Written By: Luisa Parish
Good friends of ours recently accepted their first pastoral position at a local church a few hours away. My husband and I were thrilled for them! So, being a seasoned veteran (and I use that term intentionally as you will see!), I decided it would be good to share some advice with my friend as she officially becomes a pastor’s wife.
I thought back over the past decade or so in ministry – three churches, three hometowns, and now three children later. Each ministry position and church had its own challenges and blessings, and I have struggled a great deal at times. It’s not always easy, but there have been some points of wisdom placed into my life along the way…
When we first started in ministry, my husband was the youth pastor of a small church in Southwestern Ontario. We were just married and were beginning a life together. It was an amazing season! We watched dozens of community kids walk through the doors and find healing in Jesus Christ. I watched some incredible transformations that could only come from Christ alone. Besides my full time job I spent so much time working beside my husband in ministry. I was a youth leader, sang on the worship team and had regular coffee and dinner dates with some of the teen girls who attended regularly. As a valuable bonus, we were living only about 20 minutes away from both of our families. I loved everything about it!

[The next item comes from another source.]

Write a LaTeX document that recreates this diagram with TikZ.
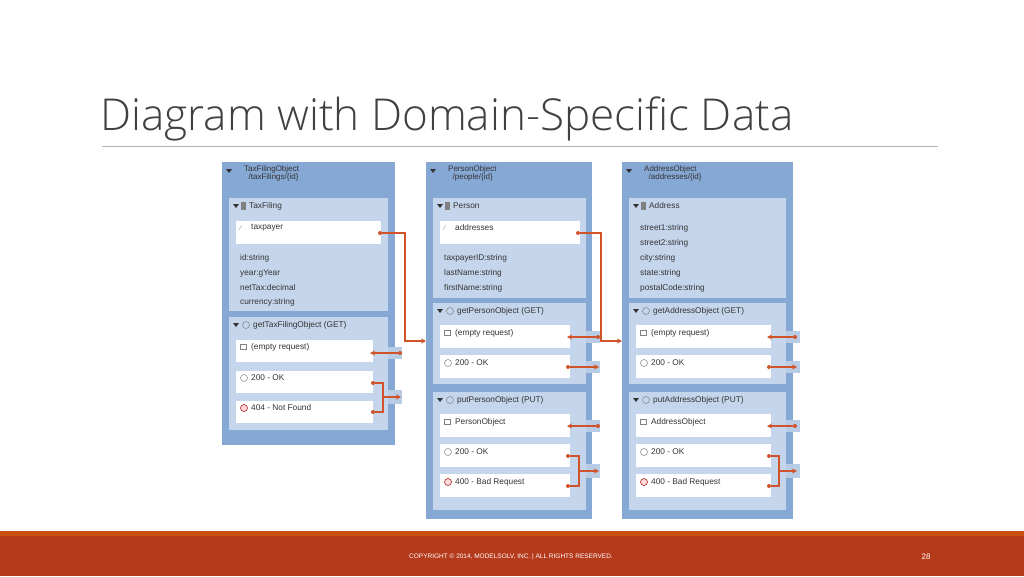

In May 2011 we received some life changing news. While at a youth conference my husband and I both felt God telling us that our time at that church was coming to a close and it was time to step aside and let someone else take over. We loved this group but trusted that God saw the bigger picture and knew what he was doing.
It was shortly after this time that we found out we were pregnant with our first child. We were beyond thrilled but knew things were going to be different from here on out.
A few months later my husband accepted a job as the Associate Pastor at a church in Sudbury Ontario. Eight hours away from home! I was six months pregnant when we made the move. The first few months went by well as we became accustomed to a new city, a new family dynamic, and a new ministry.
Part of my husband’s job was to oversee the youth ministry. Naturally I assumed I would resume the role I had from the previous church, however, due to my new role as a mother I also knew that I couldn’t commit to that role as fully as before. I helped out as much as I could before the baby was born, but had a harder time connecting with the youth and soon had no hands on part in that ministry at all.
About three months into this new season our daughter was born and life changed. Immediately I was having a hard time balancing the role of wife, mother, and Pastor’s wife. I admit that at times I would even call my mom crying and asking her to come and rescue me!
We lived in Sudbury for almost four years. And I would be lying if I said I figured out how to balance it all before we left. It was a personal struggle much of the time I was there. I had a hard time connecting with people, getting involved in the church and learning how to raise not 1 but 2 young children. I was so caught up in my own stresses and frustrations that I didn’t always see my husband struggling. After all, it was a different church then our last and carried with it many new challenges. There were times when I felt like I was more of a hindrance then a help to him. I depended so much on him and demanded even more. I expected a lot from the people around me and yet was still unsatisfied and frustrated. But God speaks to us when we need Him the most and He often speaks during the frustrations of life. This was one of those times for me…
I remember sitting in a small group meeting when a friend said to me, “You have to stop relying on people to be your foundation. You need to trust and depend on Christ. People, on their own, will often fail you. You will stay in this rut until you look up and get your strength from Jesus and him alone.”
I’ll never forget that. I must admit I haven’t always lived out that advice. I still struggled to shake off unnecessary expectations – both from myself and from others. Many days I struggled to simply maintain sanity in a life devoted to serving people and serving my family at home. God’s word, not man’s becomes the foundation I have learned to depend on, though, as we walk onward together.
Ecclesiastes 3:1 says, “There is a time for everything, and a season for every activity under the heavens.” The writer goes on to explain that there are times to plant and to uproot (v.2), to tear down and to build (v. 3), to weep and to laugh (v. 4), and even a time for war and a time for peace (v. 8). I wonder if that is a missing piece to many of our lives – including those in ministry. I wonder how often we try to become everything to everyone at all times. I think it is wise to ask God regularly, “Lord, what season is it right now? And how can I fulfill your ministry in this time and place?” Perhaps our greatest peace will come when we learn the times and seasons of the Lord and of our life.
I had to accept that there are seasons in life. When we had no children I was able to invest so much into our ministry. But now the seasons change, and we have two, (soon to be 3), children under the age of 5 in my house. Naturally my ministry will change. Sure it looks different then before but it’s just as effective, as long as I trust and am obedient to what God is calling me to. Stop putting expectations on myself, and others. To instead constantly asking God to give me the strength and wisdom to minister where he wants me to be.
Have I mastered it? Not even close, I still fail regularly. But know that one day I will get it right, as long as I am constantly relying on Him wherever and whenever He calls me.